This Reds Pitcher Wore Custom Vans Cleats on the Baseball Diamond

After a months-long pandemic-induced delay, baseball fans were ecstatic this weekend when the MLB finally made its return.

And one of the biggest storylines out of the MLB’s opening weekend centered around Cincinnati Reds relief pitcher Michael Lorenzen — and his unconventional choice of footwear. When Lorezen took the field at Great American Ballpark in Cincinnati during Saturday’s game against the Detroit Tigers, eagle-eyed fans noticed that he was wearing custom Vans cleats.

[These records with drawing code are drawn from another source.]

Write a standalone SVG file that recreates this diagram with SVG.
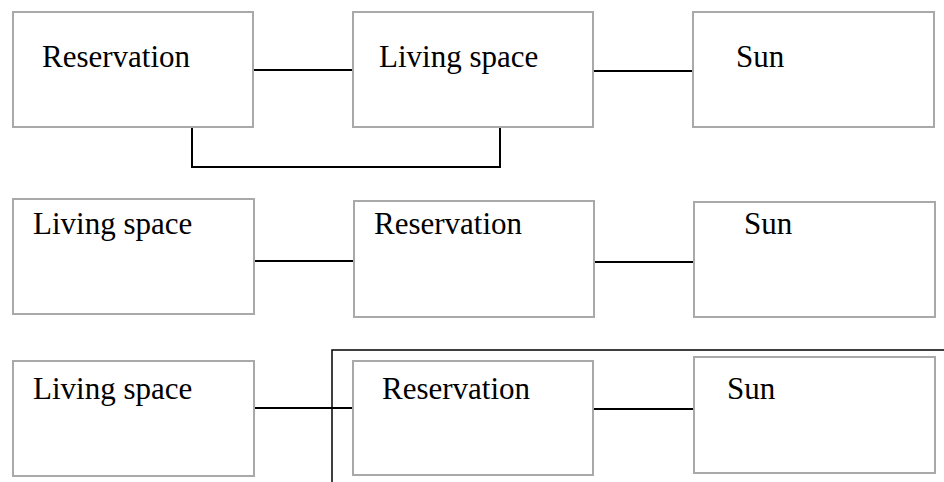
<svg xmlns="http://www.w3.org/2000/svg" width="944" height="482" viewBox="0 0 944 482">
<style>
.box{fill:#fff;stroke:#a9a9a9;stroke-width:2}
.lbl{font-family:"Liberation Serif","Times New Roman",serif;font-size:31px;fill:#000}
.con{stroke:#000;stroke-width:2;fill:none}
.thin{stroke:#000;stroke-width:1.5;fill:none}
</style>
<rect width="944" height="482" fill="#fff"/>
<g id="connectors">
<line class="con" x1="253" y1="70" x2="353" y2="70"/>
<line class="con" x1="593" y1="71" x2="693" y2="71"/>
<polyline class="con" points="192,127 192,167 500,167 500,127"/>
<line class="con" x1="254" y1="261" x2="354" y2="261"/>
<line class="con" x1="594" y1="262" x2="694" y2="262"/>
<line class="con" x1="254" y1="408" x2="355" y2="408"/>
<line class="con" x1="593" y1="409" x2="694" y2="409"/>
<polyline class="thin" points="332,482 332,350 944,350"/>
</g>
<g id="n1"><rect class="box" x="13" y="12" width="240" height="115"/><text class="lbl" x="42" y="67">Reservation</text></g>
<g id="n2"><rect class="box" x="353" y="12" width="240" height="115"/><text class="lbl" x="379" y="67">Living space</text></g>
<g id="n3"><rect class="box" x="693" y="12" width="241" height="115"/><text class="lbl" x="736" y="67">Sun</text></g>
<g id="n4"><rect class="box" x="13" y="199" width="241" height="115"/><text class="lbl" x="33" y="234">Living space</text></g>
<g id="n5"><rect class="box" x="354" y="201" width="240" height="116"/><text class="lbl" x="374" y="234">Reservation</text></g>
<g id="n6"><rect class="box" x="694" y="202" width="241" height="115"/><text class="lbl" x="744" y="234">Sun</text></g>
<g id="n7"><rect class="box" x="13" y="361" width="241" height="115"/><text class="lbl" x="33" y="399">Living space</text></g>
<g id="n8"><rect class="box" x="353" y="361" width="240" height="114"/><text class="lbl" x="382" y="399">Reservation</text></g>
<g id="n9"><rect class="box" x="694" y="357" width="241" height="116"/><text class="lbl" x="727" y="399">Sun</text></g>
</svg>
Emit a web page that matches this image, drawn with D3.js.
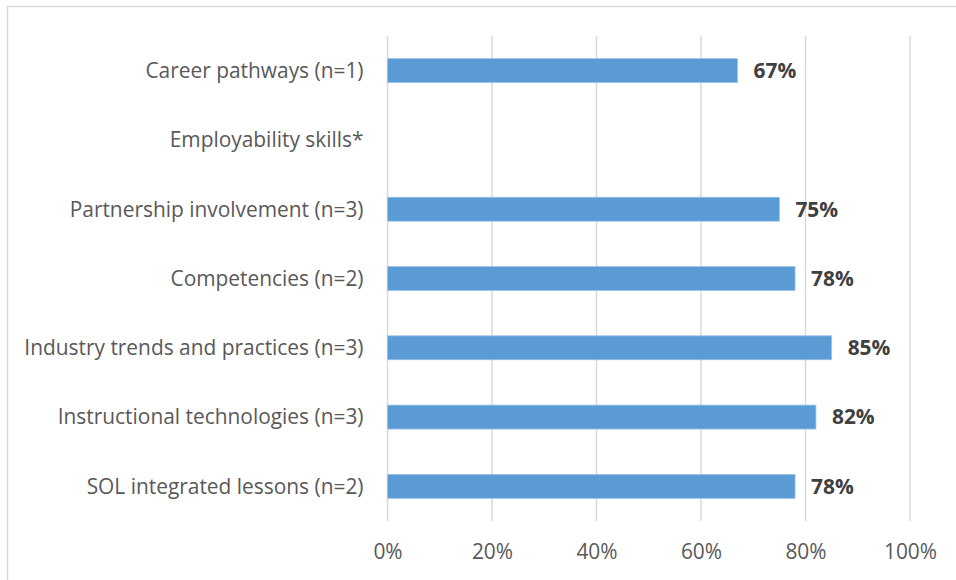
<!DOCTYPE html>
<html>
<head>
<meta charset="utf-8">
<script src="https://cdn.jsdelivr.net/npm/d3@7"></script>
<style>
  html, body { margin: 0; padding: 0; background: #fff; }
  svg { display: block; }
</style>
</head>
<body>
<svg id="chart" width="956" height="580"></svg>
<script>
// Categories, top to bottom
const categories = [
  "Career pathways (n=1)",
  "Employability skills*",
  "Partnership involvement (n=3)",
  "Competencies (n=2)",
  "Industry trends and practices (n=3)",
  "Instructional technologies (n=3)",
  "SOL integrated lessons (n=2)"
];
// Share of each category (null = no data reported)
const values = [0.67, null, 0.75, 0.78, 0.85, 0.82, 0.78];
const valueLabels = ["67%", "", "75%", "78%", "85%", "82%", "78%"];
const tickValues = [0, 0.2, 0.4, 0.6, 0.8, 1.0];

const svg = d3.select("#chart");
const font = "'Open Sans', Lato, sans-serif";
const fontSize = "20.9px";

// Outer chart frame
svg.append("rect")
  .attr("x", 7.5).attr("y", 6.5)
  .attr("width", 960).attr("height", 600)
  .attr("fill", "none").attr("stroke", "#d9d9d9").attr("stroke-width", 1.5);

const plot = { left: 387.5, right: 910, top: 36, bottom: 521 };

const x = d3.scaleLinear().domain([0, 1]).range([plot.left, plot.right]);
const y = d3.scaleBand().domain(categories).range([plot.top, plot.bottom]).paddingInner(0.654).paddingOuter(0.327);

// Vertical gridlines
svg.append("g").selectAll("line")
  .data(tickValues.slice(1))
  .join("line")
  .attr("x1", d => x(d)).attr("x2", d => x(d))
  .attr("y1", plot.top).attr("y2", plot.bottom)
  .attr("stroke", "#d9d9d9").attr("stroke-width", 1.5);

// Category axis line
svg.append("line")
  .attr("x1", x(0)).attr("x2", x(0))
  .attr("y1", plot.top).attr("y2", plot.bottom)
  .attr("stroke", "#d9d9d9").attr("stroke-width", 1.5);

// Bottom value axis labels
const xAxis = d3.axisBottom(x).tickValues(tickValues).tickFormat(d3.format(".0%")).tickSize(0).tickPadding(0);
const gx = svg.append("g").attr("transform", `translate(0, 559)`).call(xAxis);
gx.select(".domain").remove();
gx.selectAll("text")
  .attr("dy", 0).attr("y", 0)
  .attr("fill", "#595959")
  .style("font-family", font).style("font-size", fontSize);

// Category labels
svg.append("g").selectAll("text")
  .data(categories)
  .join("text")
  .attr("x", plot.left - 24)
  .attr("y", d => y(d) + y.bandwidth() / 2)
  .attr("dy", "0.35em")
  .attr("text-anchor", "end")
  .attr("fill", "#595959")
  .style("font-family", font).style("font-size", fontSize)
  .text(d => d);

const rows = categories.map((c, i) => ({ c, v: values[i], label: valueLabels[i] })).filter(d => d.v != null);

// Bars
svg.append("g").selectAll("rect")
  .data(rows)
  .join("rect")
  .attr("x", x(0))
  .attr("y", d => y(d.c))
  .attr("width", d => x(d.v) - x(0))
  .attr("height", y.bandwidth())
  .attr("fill", "#5b9bd5")
  .attr("stroke", "#9dc3e6").attr("stroke-width", 0.8);

// Value labels
svg.append("g").selectAll("text")
  .data(rows)
  .join("text")
  .attr("x", d => x(d.v) + 16)
  .attr("y", d => y(d.c) + y.bandwidth() / 2)
  .attr("dy", "0.35em")
  .attr("fill", "#404040")
  .style("font-family", font).style("font-size", fontSize).style("font-weight", "bold")
  .text(d => d.label);
</script>
</body>
</html>
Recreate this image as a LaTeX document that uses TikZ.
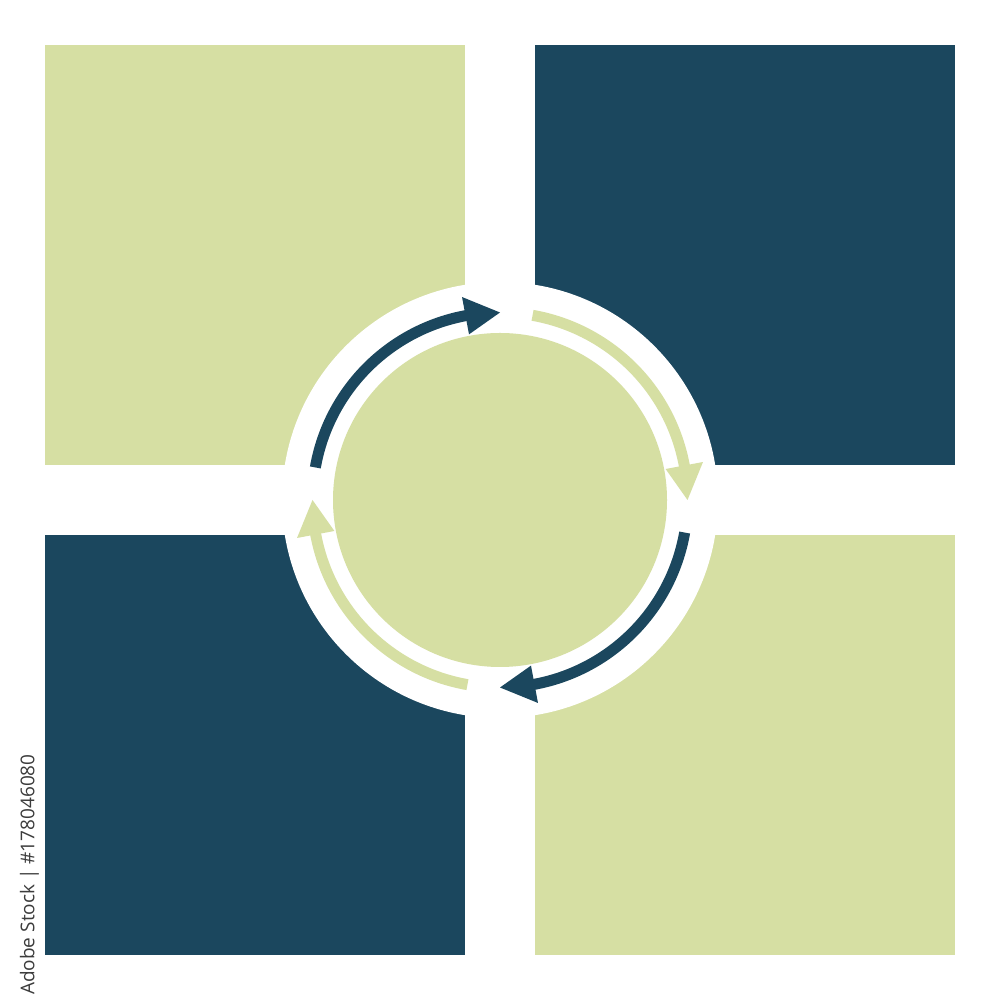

Cincinnati Reds, pitcher,' Michael Lorenzen, vans cleats, custom cleats, (21) takes the field during a baseball game against the Detroit Tigers at Great American Ballpark in Cincinnati, Saturday, July 25, 2020. The Tigers won 6-4. (AP Photo/Aaron Doster)
Cincinnati Reds’ Michael Lorenzen takes the field wearing Vans.

 Vans cleats., baseball, close-up shot, michael lorenzen, cincinnati reds,
A closer look at Lorenzen’s custom Vans cleats.

Known for its skateboarding shoes, Vans doesn’t actually manufacture cleats. Lorenzen appeared to be wearing a pair of Vans’ Sk8-Hi, a $65 high-top sneaker with a canvas and suede upper, a padded, supportive ankle and Vans’ signature waffle outsole. His pair featured metal spikes attached to the bottom. MLB players typically wear more conventional styles, built for baseball, from the likes of Nike, Adidas and New Balance

Lorenzen didn’t have such a great day on the mound — he entered the game in the top of the seventh inning to try and hold a 3-2 lead against Detroit. While he managed a groundout and a strikeout, he gave up a home run to Miguel Cabrera in between, leading to a blown save. The Tigers went on to take the game, 6-4.

Nonetheless, his fashion choice seemed to be a winner, as it even caught the eye of former MLB All-Star Jered Weaver.

“By far the sickest thing I’ve ever seen on a baseball field! You don’t know how jealous I am of this… anyone who played w me knew I wanted to do this so bad… well done!!” Weaver wrote on Twitter.

Just a few years ago, Lorenzen’s shoe choice wouldn’t have been allowed, as players were required to wear shoes with an exterior that was at least 51% the color chosen by their teams — or they’d face a hefty fine. However, the MLB loosened regulations in 2018, allowing players to wear cleats featuring black, white, and gray in any proportion, in addition to team colors.